Electronic Arts closed trading up 15% after confirming a $56.5 billion leveraged buyout, the largest LBO ever recorded and the first mega-cap gaming takeout since Activision Blizzard. The consortium's financing package exceeds $50 billion in committed debt and equity, with terms set to close in Q2 2025 pending regulatory clearance in the U.S., EU, and China.
The buyer group has not been publicly named, though Bloomberg sources cite involvement from at least two North American private equity shops with gaming infrastructure experience and one Middle Eastern sovereign wealth vehicle. EA's board unanimously approved the transaction after a six-week negotiation window.

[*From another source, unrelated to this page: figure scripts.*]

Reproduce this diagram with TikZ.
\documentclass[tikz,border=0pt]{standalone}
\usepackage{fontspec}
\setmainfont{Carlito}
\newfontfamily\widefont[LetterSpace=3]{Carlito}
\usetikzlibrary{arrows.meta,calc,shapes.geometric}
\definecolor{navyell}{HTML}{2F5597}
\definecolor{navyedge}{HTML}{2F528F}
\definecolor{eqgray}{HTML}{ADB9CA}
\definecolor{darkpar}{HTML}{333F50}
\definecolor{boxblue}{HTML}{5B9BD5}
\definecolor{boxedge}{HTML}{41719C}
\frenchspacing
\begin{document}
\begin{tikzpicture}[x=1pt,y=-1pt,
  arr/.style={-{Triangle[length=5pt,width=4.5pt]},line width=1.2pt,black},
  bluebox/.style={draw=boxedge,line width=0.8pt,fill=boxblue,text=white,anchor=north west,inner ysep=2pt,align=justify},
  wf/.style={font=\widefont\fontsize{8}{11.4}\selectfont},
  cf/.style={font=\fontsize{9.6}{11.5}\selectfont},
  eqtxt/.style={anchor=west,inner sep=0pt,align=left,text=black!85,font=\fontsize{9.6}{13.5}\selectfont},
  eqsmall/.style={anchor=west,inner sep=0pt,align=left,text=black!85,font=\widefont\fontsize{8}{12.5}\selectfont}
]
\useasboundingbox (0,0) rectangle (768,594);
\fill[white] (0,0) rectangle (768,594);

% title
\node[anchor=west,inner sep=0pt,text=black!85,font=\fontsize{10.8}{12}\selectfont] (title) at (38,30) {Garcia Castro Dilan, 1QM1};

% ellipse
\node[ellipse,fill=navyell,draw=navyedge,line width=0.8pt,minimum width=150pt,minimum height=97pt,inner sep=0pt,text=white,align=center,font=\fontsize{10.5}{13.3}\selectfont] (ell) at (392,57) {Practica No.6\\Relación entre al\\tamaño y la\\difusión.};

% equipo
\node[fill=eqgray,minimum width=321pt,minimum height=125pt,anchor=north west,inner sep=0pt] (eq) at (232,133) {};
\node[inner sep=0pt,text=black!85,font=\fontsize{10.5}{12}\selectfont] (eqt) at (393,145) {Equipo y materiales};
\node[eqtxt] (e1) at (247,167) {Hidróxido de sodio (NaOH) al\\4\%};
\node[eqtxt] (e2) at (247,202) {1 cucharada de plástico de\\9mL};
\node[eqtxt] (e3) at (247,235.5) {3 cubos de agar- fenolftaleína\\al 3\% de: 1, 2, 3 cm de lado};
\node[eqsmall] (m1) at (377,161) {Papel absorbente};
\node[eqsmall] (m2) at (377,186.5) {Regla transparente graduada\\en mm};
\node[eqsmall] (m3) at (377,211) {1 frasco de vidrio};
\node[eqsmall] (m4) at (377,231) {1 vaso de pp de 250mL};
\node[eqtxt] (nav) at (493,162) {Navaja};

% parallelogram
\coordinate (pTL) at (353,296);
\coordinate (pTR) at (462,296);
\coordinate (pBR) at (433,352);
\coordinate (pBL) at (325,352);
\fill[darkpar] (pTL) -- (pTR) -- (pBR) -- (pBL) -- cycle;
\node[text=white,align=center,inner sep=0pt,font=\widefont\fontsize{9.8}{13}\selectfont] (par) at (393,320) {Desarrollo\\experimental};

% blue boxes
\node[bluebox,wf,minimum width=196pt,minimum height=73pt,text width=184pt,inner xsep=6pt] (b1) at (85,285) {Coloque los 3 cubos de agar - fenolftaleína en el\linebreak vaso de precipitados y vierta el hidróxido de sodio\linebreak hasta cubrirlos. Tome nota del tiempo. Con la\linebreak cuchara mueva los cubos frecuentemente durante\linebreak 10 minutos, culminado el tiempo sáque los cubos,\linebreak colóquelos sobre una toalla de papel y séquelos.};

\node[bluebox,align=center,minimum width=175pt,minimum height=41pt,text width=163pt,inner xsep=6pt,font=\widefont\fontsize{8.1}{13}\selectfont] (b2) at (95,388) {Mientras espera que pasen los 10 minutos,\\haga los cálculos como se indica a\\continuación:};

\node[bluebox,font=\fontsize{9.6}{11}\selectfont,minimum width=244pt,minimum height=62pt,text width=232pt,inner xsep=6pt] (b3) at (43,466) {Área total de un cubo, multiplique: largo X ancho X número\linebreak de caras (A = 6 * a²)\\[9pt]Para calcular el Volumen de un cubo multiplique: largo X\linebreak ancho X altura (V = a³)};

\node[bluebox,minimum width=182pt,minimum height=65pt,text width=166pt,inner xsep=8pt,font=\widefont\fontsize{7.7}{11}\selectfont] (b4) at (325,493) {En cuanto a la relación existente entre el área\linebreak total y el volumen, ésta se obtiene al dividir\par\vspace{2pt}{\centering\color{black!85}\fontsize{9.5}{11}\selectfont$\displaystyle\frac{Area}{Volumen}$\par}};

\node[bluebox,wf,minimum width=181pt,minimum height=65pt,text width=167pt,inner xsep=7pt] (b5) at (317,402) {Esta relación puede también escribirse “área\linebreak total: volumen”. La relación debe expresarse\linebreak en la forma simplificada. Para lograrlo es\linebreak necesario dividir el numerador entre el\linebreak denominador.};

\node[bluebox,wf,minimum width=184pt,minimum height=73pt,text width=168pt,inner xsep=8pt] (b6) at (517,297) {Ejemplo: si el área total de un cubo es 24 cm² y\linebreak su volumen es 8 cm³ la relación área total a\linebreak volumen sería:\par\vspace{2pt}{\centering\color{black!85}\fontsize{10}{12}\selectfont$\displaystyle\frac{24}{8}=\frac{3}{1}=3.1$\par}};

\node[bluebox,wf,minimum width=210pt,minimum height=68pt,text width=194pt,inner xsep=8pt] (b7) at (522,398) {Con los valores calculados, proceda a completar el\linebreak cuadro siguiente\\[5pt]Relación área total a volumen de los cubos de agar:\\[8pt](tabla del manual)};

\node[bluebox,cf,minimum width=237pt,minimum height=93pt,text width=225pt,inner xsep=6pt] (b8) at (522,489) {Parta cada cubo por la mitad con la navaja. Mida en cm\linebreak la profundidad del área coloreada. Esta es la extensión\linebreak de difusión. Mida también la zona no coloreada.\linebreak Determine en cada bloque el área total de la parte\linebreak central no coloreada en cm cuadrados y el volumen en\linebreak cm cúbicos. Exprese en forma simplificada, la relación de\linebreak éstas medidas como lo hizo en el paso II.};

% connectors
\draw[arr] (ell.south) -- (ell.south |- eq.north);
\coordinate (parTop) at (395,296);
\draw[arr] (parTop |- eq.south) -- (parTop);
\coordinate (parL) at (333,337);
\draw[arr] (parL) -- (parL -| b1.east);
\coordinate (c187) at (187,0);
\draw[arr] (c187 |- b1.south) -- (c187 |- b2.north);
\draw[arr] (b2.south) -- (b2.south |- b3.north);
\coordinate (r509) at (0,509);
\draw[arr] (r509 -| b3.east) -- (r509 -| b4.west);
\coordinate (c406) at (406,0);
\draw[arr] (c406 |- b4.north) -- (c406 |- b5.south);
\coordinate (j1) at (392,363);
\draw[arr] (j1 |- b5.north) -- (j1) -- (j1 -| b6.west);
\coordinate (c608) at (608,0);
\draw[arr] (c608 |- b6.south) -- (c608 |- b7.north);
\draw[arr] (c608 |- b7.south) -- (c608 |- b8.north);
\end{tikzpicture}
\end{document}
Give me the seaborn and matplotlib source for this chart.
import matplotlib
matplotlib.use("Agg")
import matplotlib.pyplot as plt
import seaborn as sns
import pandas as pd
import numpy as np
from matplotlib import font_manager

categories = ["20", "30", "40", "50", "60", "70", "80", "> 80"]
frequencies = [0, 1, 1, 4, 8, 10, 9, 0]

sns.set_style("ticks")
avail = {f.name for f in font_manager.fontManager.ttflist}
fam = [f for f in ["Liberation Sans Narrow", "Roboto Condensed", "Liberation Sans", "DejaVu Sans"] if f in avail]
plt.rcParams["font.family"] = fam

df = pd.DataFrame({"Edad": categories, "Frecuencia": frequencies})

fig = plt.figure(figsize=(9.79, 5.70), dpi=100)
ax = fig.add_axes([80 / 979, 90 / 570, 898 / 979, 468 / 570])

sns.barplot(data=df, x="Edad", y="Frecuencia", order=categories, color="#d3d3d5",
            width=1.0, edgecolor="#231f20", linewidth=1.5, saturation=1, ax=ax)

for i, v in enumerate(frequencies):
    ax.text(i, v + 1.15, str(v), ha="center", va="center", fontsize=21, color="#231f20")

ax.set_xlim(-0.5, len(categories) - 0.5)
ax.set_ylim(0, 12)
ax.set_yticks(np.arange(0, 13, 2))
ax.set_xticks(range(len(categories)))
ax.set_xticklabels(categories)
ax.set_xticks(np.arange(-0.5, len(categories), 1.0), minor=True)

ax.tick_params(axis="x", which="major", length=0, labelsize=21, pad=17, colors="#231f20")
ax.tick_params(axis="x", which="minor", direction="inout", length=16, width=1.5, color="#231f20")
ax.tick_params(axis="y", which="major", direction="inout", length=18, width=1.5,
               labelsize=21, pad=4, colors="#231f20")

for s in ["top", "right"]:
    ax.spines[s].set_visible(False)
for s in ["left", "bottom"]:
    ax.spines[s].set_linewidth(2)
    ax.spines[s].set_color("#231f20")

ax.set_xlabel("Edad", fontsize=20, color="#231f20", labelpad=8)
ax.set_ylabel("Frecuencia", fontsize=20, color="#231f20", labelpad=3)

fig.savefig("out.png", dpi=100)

The deal values EA at roughly 14.2× trailing EBITDA, a 22% premium to the sector median and 38% above the company's 90-day VWAP. Shares had traded sideways since October amid investor concern over live-service revenue volatility and rising development costs.
This removes $21 billion in annual revenue from public gaming indices and takes the industry's second-largest Western publisher private at a moment when capital markets have punished user-acquisition spend and margin compression. EA's live-service titles—Ultimate Team modes in Madden, FIFA successor EA Sports FC, and Apex Legends—generated $5.6 billion in net bookings last fiscal year, roughly 63% of total revenue. That recurring revenue base makes the asset unusual: predictable cash flow in a hit-driven industry. The buyout also sidesteps public-market scrutiny of EA's $1.8 billion annual content spend, which has climbed 41% since 2020 without commensurate user growth.
For allocators, this marks the second time in 18 months that a top-five gaming publisher has exited public markets. Activision's $68.7 billion Microsoft acquisition closed in October 2023. EA's removal leaves only Ubisoft, Take-Two, and a handful of mobile-first publishers as pure-play public gaming equities with diversified IP portfolios. The LBO structure also raises questions about debt serviceability: EA generated $1.9 billion in free cash flow over the trailing twelve months, implying a leverage ratio near 7.5× on reported debt capacity. That leaves little room for underperformance if live-service engagement softens or if FIFA successor EA Sports FC—launched in September 2023—fails to retain the franchise's 150 million annual active users.
Operators should track three variables. First, whether the consortium files Hart-Scott-Rodino antitrust paperwork in the U.S. within ten business days, signaling confidence in regulatory passage. Second, whether EA's $2.4 billion share buyback authorization—announced in May 2024 with $1.1 billion remaining—gets canceled or accelerated ahead of the deal close. Third, watch for executive retention packages: EA's CEO Andrew Wilson has led the company since 2013 and holds $47 million in unvested equity that would accelerate upon change of control. If Wilson exits post-close, it signals the consortium intends operational restructuring rather than financial engineering.
The financing commits are due for syndication by mid-February. If the debt markets balk at the leverage multiple, the consortium will need to inject additional equity or renegotiate the purchase price—neither of which has precedent in a deal this size.